The second use of the internet by terrorist is their utilization of technologies to build and coordinate their activities such as recruitment, fundraising and data mining. The internet is the perfect tool to use for this activity since much of it is not regulated and there is anonymity that protects against identification. This helps terrorist build memberships and raise funding to further their cause and distribute their message to a wider audience. But can this equate to electronic violence or transform into physical harm? Each one of us use the internet for the same purpose, minus the terrorist intent, so tracking and monitoring are quite difficult to nail down without spilling over into our civil liberties as a whole. The perceived harm that can be identified is the ability to organize a group for the intent of personal or physical violence. In order for an organization to keep on top of this issue, it would require vast amounts of resources and capital to infiltrate each terrorist group and monitor their progress. This goes way beyond what any commercial organization would do, especially since many still require basic security controls and services. This type of request would certainly invoke some strange looks.

Here is where the government steps in on the war on internet terror. The government has the funding and resources to concentrate on infiltrating the terrorist groups to provide the community greater insight into the problem. We know that the government’s main concern is infrastructure and self-preservation so terrorist targeting one specific entity or business becomes secondary by default. Disclosure of the intelligence takes a considerable amount of time since the information has to be interpreted and correlated against other information before being released. I have not experienced a mechanism or process that would release intelligence in a timely manner to a commercial business unless it was a matter of national security. Strike two is the inability, either by design or accident, to make the intelligence gathering and disclosure transparent and timely. This seems to be the greatest gap in protecting our commercial industries from Internet terrorist today. The lack of communication, fear or retaliation coupled with the shear expense prevents organizations from becoming the watchdogs for their respective industries. The terrorist seem to capitalize on this shortfall and use it to their benefit.

There are many journals and white papers that clearly confirm that the internet terrorist community is becoming increasingly sophisticated and beginning to leverage technology to protect their interests. I find this is amazing considering the lack of a fundamental definition to understand what we are monitoring, but I digress.

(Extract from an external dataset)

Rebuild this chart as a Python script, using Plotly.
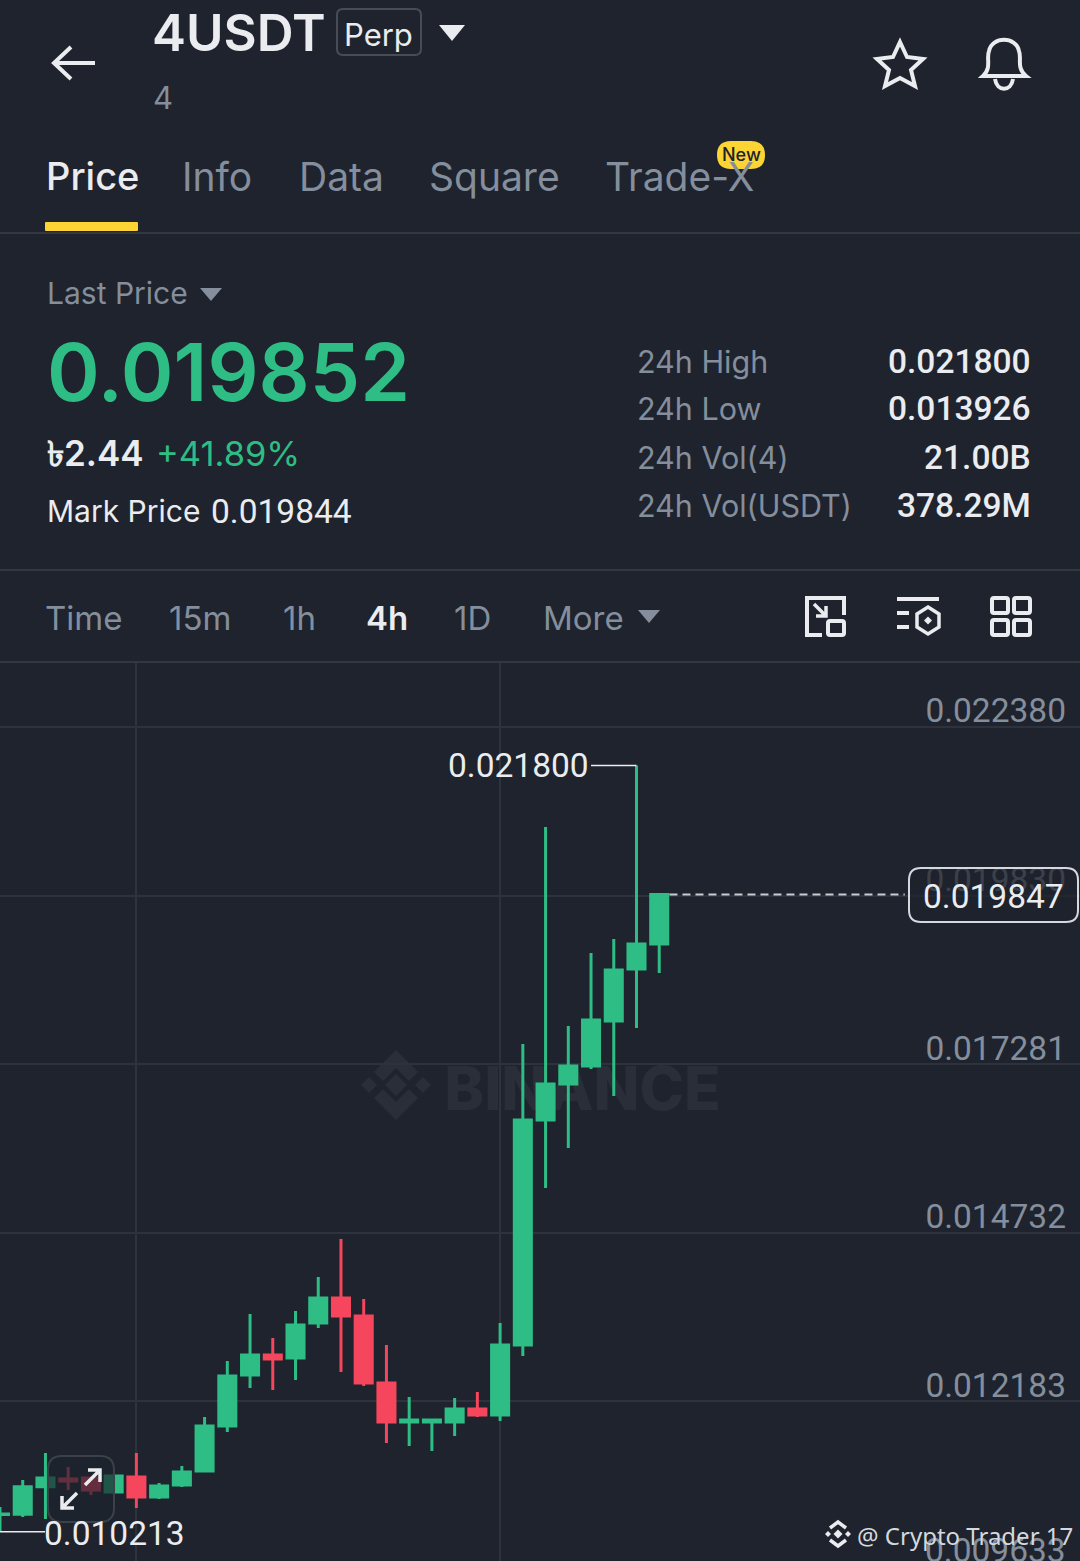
import plotly.graph_objects as go

W, H = 1080, 1561
CHART_TOP = 663

BG = "#1e232d"
GRID = "#2d323c"
GREEN = "#2ebd85"
RED = "#f6465d"
GREY = "#848e9c"
WHITE = "#eaecef"
YELLOW = "#fcd535"
FONT = "Inter"
NUM_FONT = "Roboto"

# 4h candles, left to right
candle_index = list(range(30))
open_price = [0.010475, 0.010478, 0.010895, 0.011011, 0.011027, 0.010815, 0.011042, 0.010739, 0.010921, 0.011132,
              0.011813, 0.012584, 0.012886, 0.012841, 0.013370, 0.013748, 0.013476, 0.012463, 0.011873, 0.011873,
              0.011873, 0.012070, 0.011979, 0.013038, 0.016439, 0.016983, 0.017255, 0.017935, 0.018722, 0.019100]
high_price = [0.010588, 0.010996, 0.011405, 0.011193, 0.011042, 0.011060, 0.011405, 0.010951, 0.011208, 0.011949,
              0.012796, 0.013506, 0.013143, 0.013552, 0.014066, 0.014639, 0.013733, 0.013038, 0.012251, 0.011904,
              0.012236, 0.012327, 0.013370, 0.017588, 0.020868, 0.017860, 0.018964, 0.019175, 0.021800, 0.019871]
low_price = [0.010213, 0.010437, 0.010407, 0.010845, 0.010770, 0.010810, 0.010573, 0.010709, 0.010891, 0.011117,
             0.011722, 0.012387, 0.012357, 0.012508, 0.013295, 0.012629, 0.012418, 0.011556, 0.011511, 0.011435,
             0.011662, 0.011949, 0.011888, 0.012871, 0.015410, 0.016015, 0.017210, 0.016801, 0.017830, 0.018661]
close_price = [0.010482, 0.010895, 0.011027, 0.010981, 0.010845, 0.011057, 0.010739, 0.010906, 0.011117, 0.011813,
               0.012569, 0.012886, 0.012826, 0.013340, 0.013748, 0.013476, 0.012463, 0.011873, 0.011904, 0.011904,
               0.012070, 0.011979, 0.013038, 0.016439, 0.016983, 0.017255, 0.017951, 0.018707, 0.019100, 0.019847]

price_ticks = [0.022380, 0.019830, 0.017281, 0.014732, 0.012183]
bottom_tick = "0.009633"
time_grid = [6, 22]
y_range = [0.009771, 0.023348]
x_range = [0, 47.51]

period_high = 0.021800
period_low = 0.010213
current_price = 0.019847

tabs = [("Price", 47, WHITE), ("Info", 183, GREY), ("Data", 300, GREY), ("Square", 430, GREY), ("Trade-X", 606, GREY)]
timeframes = [("Time", 46), ("15m", 170), ("1h", 284), ("4h", 367), ("1D", 455), ("More", 544)]
stat_labels = ["24h High", "24h Low", "24h Vol(4)", "24h Vol(USDT)"]
stat_values = ["0.021800", "0.013926", "21.00B", "378.29M"]
stat_rows = [361, 409, 457, 505]


def px(x):
    return x / W


def py(y):
    return 1 - y / H


def to_paper(d):
    """svg path in page pixels -> path in paper fractions"""
    out = []
    is_x = True
    for tok in d.split():
        if tok.isalpha():
            out.append(tok)
            is_x = True
        else:
            out.append(f"{px(float(tok)):.5f}" if is_x else f"{py(float(tok)):.5f}")
            is_x = not is_x
    return " ".join(out)


def rounded(x0, y0, x1, y1, r):
    return (f"M {x0 + r} {y0} L {x1 - r} {y0} Q {x1} {y0} {x1} {y0 + r} L {x1} {y1 - r} Q {x1} {y1} {x1 - r} {y1} "
            f"L {x0 + r} {y1} Q {x0} {y1} {x0} {y1 - r} L {x0} {y0 + r} Q {x0} {y0} {x0 + r} {y0} Z")


def diamond(cx, cy, r):
    return f"M {cx} {cy - r} L {cx + r} {cy} L {cx} {cy + r} L {cx - r} {cy} Z"


shapes = []
annotations = []


def icon(d, color=WHITE, width=4, fill=None, layer="above"):
    shapes.append(dict(type="path", xref="paper", yref="paper", path=to_paper(d), layer=layer,
                       line=dict(color=color, width=width), fillcolor=fill or "rgba(0,0,0,0)"))


def solid(d, color, layer="above"):
    shapes.append(dict(type="path", xref="paper", yref="paper", path=to_paper(d), layer=layer,
                       line=dict(width=0), fillcolor=color))


def label(text, x, y, size, color=WHITE, anchor="left", weight=400, family=FONT):
    # side bearing of the fonts pushes left-aligned text about 2px right
    if anchor == "left":
        x -= 2
    annotations.append(dict(text=text, x=px(x), y=py(y), xref="paper", yref="paper", xanchor=anchor, yanchor="middle",
                            showarrow=False, borderpad=0, font=dict(size=size, color=color, weight=weight, family=family)))


def hline(y):
    shapes.append(dict(type="line", xref="paper", yref="paper", x0=0, x1=1, y0=py(y), y1=py(y),
                       line=dict(color="#33383f", width=2)))


# header
icon("M 95 63 L 55 63 M 71 47 L 54 63 L 71 79", width=4)
label("4USDT", 153, 33, 51, WHITE, weight=600)
icon(rounded(337, 9, 421, 55, 6), color="#474d57", width=2)
label("Perp", 345, 34, 31, WHITE)
solid("M 439 25 L 465 25 L 452 41 Z", WHITE)
label("4", 154, 97, 31, GREY)
icon("M 900 42 L 907 57 L 923 59 L 911 70 L 915 86 L 900 78 L 885 86 L 889 70 L 877 59 L 893 57 Z", width=4)
icon("M 983 76 C 992 68 986 58 989 51 C 992 36 1016 36 1019 51 C 1022 58 1016 68 1026 76 Z "
     "M 995 79 C 997 92 1011 92 1013 79", width=4)

# tabs
for name, x, color in tabs:
    label(name, x, 176, 38 if name == "Price" else 39, color, weight=500 if name == "Price" else 400)
solid(rounded(45, 222, 138, 231, 1), YELLOW)
solid(rounded(717, 141, 765, 169, 14), YELLOW)
label("New", 741, 155, 18, "#1e2329", anchor="center", weight=500)
hline(233)

# price block
label("Last Price", 48, 293, 30, GREY)
solid("M 200 288 L 222 288 L 211 301 Z", GREY)
label("0.019852", 48, 371, 80, GREEN, weight=600)
label("৳2.44", 48, 453, 35, WHITE, weight=600)
label("+41.89%", 157, 453, 34.5, GREEN)
label("Mark Price", 48, 511, 30, WHITE)
label("0.019844", 212, 511, 33.5, WHITE, family=NUM_FONT)
for text, value, y in zip(stat_labels, stat_values, stat_rows):
    label(text, 638, y, 30.5, GREY)
    label(value, 1032, y, 33.5, WHITE, anchor="right", weight=500, family=NUM_FONT)
hline(570)

# timeframes and toolbar
for name, x in timeframes:
    label(name, x, 618, 33, WHITE if name == "4h" else GREY, weight=600 if name == "4h" else 400)
solid("M 638 610 L 660 610 L 649 623 Z", GREY)
icon("M 822 635 L 807 635 L 807 598 L 844 598 L 844 615", width=4)
icon("M 814 604 L 826 616 M 826 606 L 826 616 L 816 616", width=3.5)
icon(rounded(828, 621, 844, 635, 2), width=4)
icon("M 897 599 L 939 599 M 897 613 L 909 613 M 897 627 L 909 627", width=4)
icon("M 928 607 L 939 614 L 939 627 L 928 634 L 917 627 L 917 614 Z", width=3.5)
solid(diamond(928, 620.5, 4), WHITE)
for x0, y0 in [(992, 598), (1014, 598), (992, 620), (1014, 620)]:
    icon(rounded(x0, y0, x0 + 16, y0 + 15, 2), width=4)
hline(662)

# watermark sits under the candles
wm = "#292e39"
solid(diamond(396, 1085, 11), wm, layer="below")
solid(diamond(369, 1085, 8), wm, layer="below")
solid(diamond(423, 1085, 8), wm, layer="below")
solid("M 396 1050 L 418 1072 L 409 1081 L 396 1068 L 383 1081 L 374 1072 Z", wm, layer="below")
solid("M 396 1120 L 418 1098 L 409 1089 L 396 1102 L 383 1089 L 374 1098 Z", wm, layer="below")
shapes.append(dict(type="rect", xref="paper", yref="paper", x0=px(445), x1=px(720), y0=py(1112), y1=py(1060),
                   layer="below", line=dict(width=0), fillcolor="rgba(0,0,0,0)",
                   label=dict(text="BINANCE", font=dict(size=60, color=wm, family=FONT, weight=800),
                              textposition="middle center")))

# leader lines for the period high/low and the last price
leader = dict(color=WHITE, width=1.5)
shapes.append(dict(type="line", xref="x", yref="y", x0=26.0, x1=28, y0=period_high, y1=period_high, line=leader))
shapes.append(dict(type="line", xref="x", yref="y", x0=0, x1=1.98, y0=period_low, y1=period_low, line=leader))
shapes.append(dict(type="line", xref="x", yref="y", x0=29.45, x1=39.8, y0=current_price, y1=current_price,
                   line=dict(color="#c9ccd1", width=2, dash="8px,5px")))
annotations.append(dict(text=f"{period_high:.6f}", x=26.0, y=period_high, xref="x", yref="y", xanchor="right",
                        yanchor="middle", showarrow=False, font=dict(size=33.5, color=WHITE, family=NUM_FONT)))
label(f"{period_low:.6f}", 45, 1533, 33.5, WHITE, family=NUM_FONT)

# last price box
shapes.append(dict(type="path", xref="paper", yref="paper", path=to_paper(rounded(909, 868, 1078, 922, 12)),
                   line=dict(color="#d5d8dc", width=2), fillcolor="rgba(30,35,45,0.72)"))
label(f"{current_price:.6f}", 924, 896, 33.5, WHITE, family=NUM_FONT)

# expand button over the first candles
shapes.append(dict(type="path", xref="paper", yref="paper", path=to_paper(rounded(48, 1456, 114, 1522, 14)),
                   line=dict(color="#3b4049", width=2), fillcolor="rgba(30,35,45,0.68)"))
icon("M 85 1485 L 100 1470 M 88 1470 L 100 1470 L 100 1482", width=3.5)
icon("M 77 1493 L 62 1508 M 62 1496 L 62 1508 L 74 1508", width=3.5)

# bottom right: stray tick below the grid and the author stamp
label(bottom_tick, 1067, 1550, 33.5, GREY, anchor="right", family=NUM_FONT)
solid(diamond(838, 1534, 4.5), WHITE)
solid(diamond(828, 1534, 3), WHITE)
solid(diamond(848, 1534, 3), WHITE)
icon("M 830 1528 L 838 1522 L 846 1528", width=3.5)
icon("M 830 1540 L 838 1546 L 846 1540", width=3.5)
label("@ Crypto Trader 17", 858, 1535, 24, "#d5d8dc", family="Noto Sans")

fig = go.Figure(go.Candlestick(
    x=candle_index, open=open_price, high=high_price, low=low_price, close=close_price,
    increasing=dict(line=dict(color=GREEN, width=3), fillcolor=GREEN),
    decreasing=dict(line=dict(color=RED, width=3), fillcolor=RED),
    whiskerwidth=0, showlegend=False,
))
fig.update_layout(
    width=W, height=H, margin=dict(l=0, r=0, t=0, b=0), autosize=False,
    paper_bgcolor=BG, plot_bgcolor=BG, boxgap=0.25, boxgroupgap=0,
    shapes=shapes, annotations=annotations, showlegend=False,
    xaxis=dict(range=x_range, rangeslider=dict(visible=False), tickvals=time_grid, showticklabels=False,
               showgrid=True, gridcolor=GRID, gridwidth=2, zeroline=False, showline=False, ticks=""),
    yaxis=dict(domain=[0, 1 - CHART_TOP / H], range=y_range, side="right", tickvals=price_ticks,
               ticktext=[f"{v:.6f}" for v in price_ticks], ticklabelposition="inside top", ticklabelstandoff=11,
               ticklabelshift=7, tickfont=dict(size=33.5, color=GREY, family=NUM_FONT), showgrid=True,
               gridcolor=GRID, gridwidth=2, zeroline=False, showline=False, ticks=""),
)
# the page body has a default margin, the photo is full bleed
fig.write_html("out.html", config={"displayModeBar": False},
               post_script="document.body.style.margin='0';document.body.style.overflow='hidden';")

Online session encryption and file encryption are being used to conceal information about activity and potential targets. They are building redundant systems that have the ability to withstand constant bombardment of noise by other terrorist groups or disgruntled citizens. They are beginning to build highly dynamic services that can disappear, re-emerge to change locations quickly and easily. The content on their sites is rich with multimedia such as movies or audio. They even implement security controls to track and prevent their version of threats to their presence. As the use of technology sophistication continues to grow, the less insight our governments will have about their activities and potential targets. The small amount of information we could potentially access today is drying up fast. We really need to open our eyes to this problem and build better methods to keep up or offset this threat growing into something much larger. We need to convince our governments that our society can be radically impacted by the collapse of our commercial industries as well as our critical infrastructure. Monitoring and active communication of emerging threats can further assist our industries to prepare or prevent the attacks, given the time to react. Sure, the down side is overreacting, but given that the majority of our businesses are on-line, I would enjoy the ability and time to manage my reaction.